SBC President Bryant Wright noted after the vote that the denomination was founded for two reasons — “one was bad, one was great” — the defense of slavery and sharing the gospel.
Southern Baptists meeting in Phoenix adopted a plan to try to boost minorities in their top leadership posts as they face continuing reports of stagnant baptism rates and declining membership.
Members of the nation’s largest Protestant denomination backed the recommendation for intentionally including minorities as nominees for positions, speakers at the annual meeting, and staff recruited for its seminaries and mission boards.
Before the vote, Executive Committee President and CEO Frank Page acknowledged the need for “measurable information” to help Southern Baptists evaluate their progress on ethnic relations.
“I believe we are living in a day and time where there will be increased ethnic involvement and increased sensitivity to ethnic diversity within our convention,” Page pledged to the more than 4,000 Baptists at the Phoenix Convention Center.
“In the principle of honesty, I tell you we have not done as we ought.”
The move toward greater diversity comes as the predominantly white denomination grapples with a 2010 baptism rate that was down 5 percent from 2009 and a 0.15 percent drop in membership — the fourth consecutive year of decline.
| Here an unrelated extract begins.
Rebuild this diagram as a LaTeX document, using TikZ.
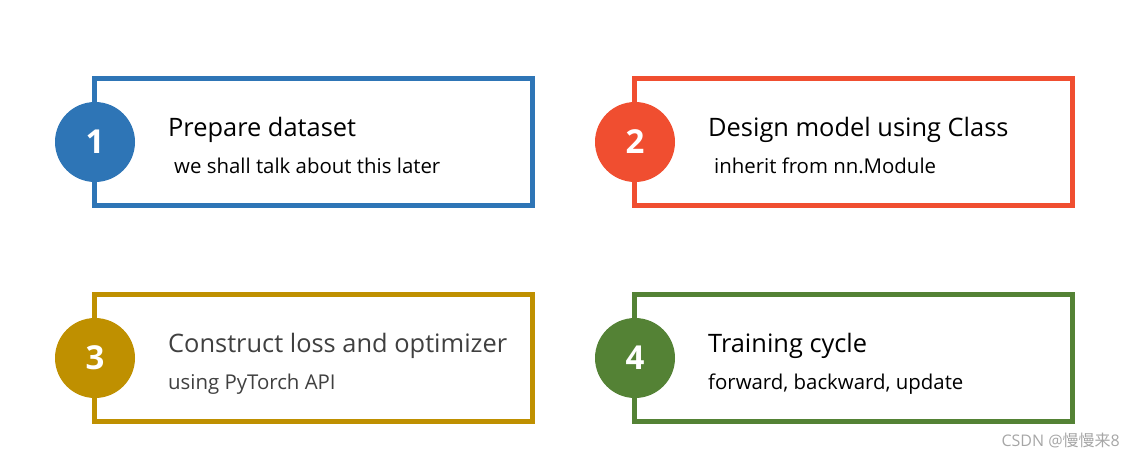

The recommendation was the result of two years of study after a Korean pastor from Boston requested an examination of how ethnic churches and their leaders could be more actively involved.
On the convention floor, delegates (known as messengers) defeated a move to change the language of the statement to appoint convention leaders “who are the most gospel-minded regardless of their ethnic background.”
“If we keep the gospel as the center, everything else will follow and take place,” said Channing Kilgore, the Tennessee delegate who offered the amendment.
Others countered that the intentional language was necessary.
“We cannot any longer be a convention that is basically a white convention that anybody can come to,” said Pastor Jim Goforth, who leads a multicultural church in Florissant, Mo. “We must intentionally be a convention that reaches out to everyone, and until the stage looks like we want the pew to look like, it won’t be that way. It doesn’t happen by accident.”